Common Mistakes to Avoid
- Using turf roll size to estimate base quantity. Base depends on area and depth, not roll dimensions.
- Ignoring compaction. Loose material and compacted target depth are not the same number.
- Skipping slope planning. Flat looking yards can still hold water if grade is inconsistent.
- Using the wrong density conversion. Not all aggregates convert at 1.5 tons per yard.
- Forgetting edge restraint. Turf edges fail early when perimeter support is weak.

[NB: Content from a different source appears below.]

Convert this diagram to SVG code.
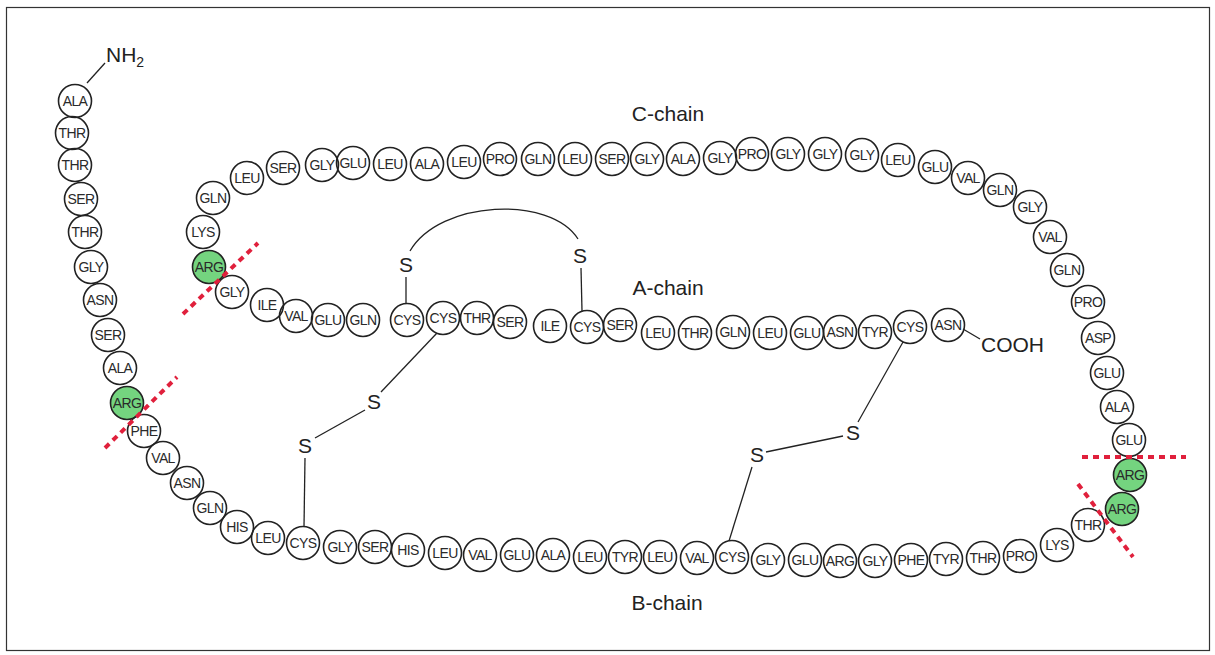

- Assuming all soils behave the same. Clay, silt, and sandy soils need different preparation.
Worked Example
Suppose you are building a 30 ft by 20 ft backyard turf area with 4 inches compacted base depth. Area is 600 square feet. Depth in feet is 0.333. Compacted volume is about 200 cubic feet, or 7.41 cubic yards. With 15 percent compaction loss, loose volume becomes 8.72 cubic yards. Add 8 percent waste and you need about 9.42 cubic yards to order. If material is 1.35 tons per cubic yard, estimated tons are 12.72. At $48 per ton, plus $125 delivery and 7.5 percent tax, total estimated material cost is roughly $783. This is the kind of quick but accurate estimate that helps you schedule trucks and labor with confidence.
Final Expert Guidance
The best turf base calculator is not just a math widget. It is a planning framework. It forces you to define the footprint, confirm depth, account for compaction, choose realistic material density, and include full cost structure. When these inputs are handled correctly, installations are smoother, budgets are tighter, and the finished turf performs better for years. Use the calculator at the top of this page as your first pass, then validate assumptions with your local supplier and site specific conditions before procurement.
Professional reminder: local code requirements, drainage ordinances, and accessibility standards can vary by city and county. Always confirm project details with local authorities and licensed installers where required.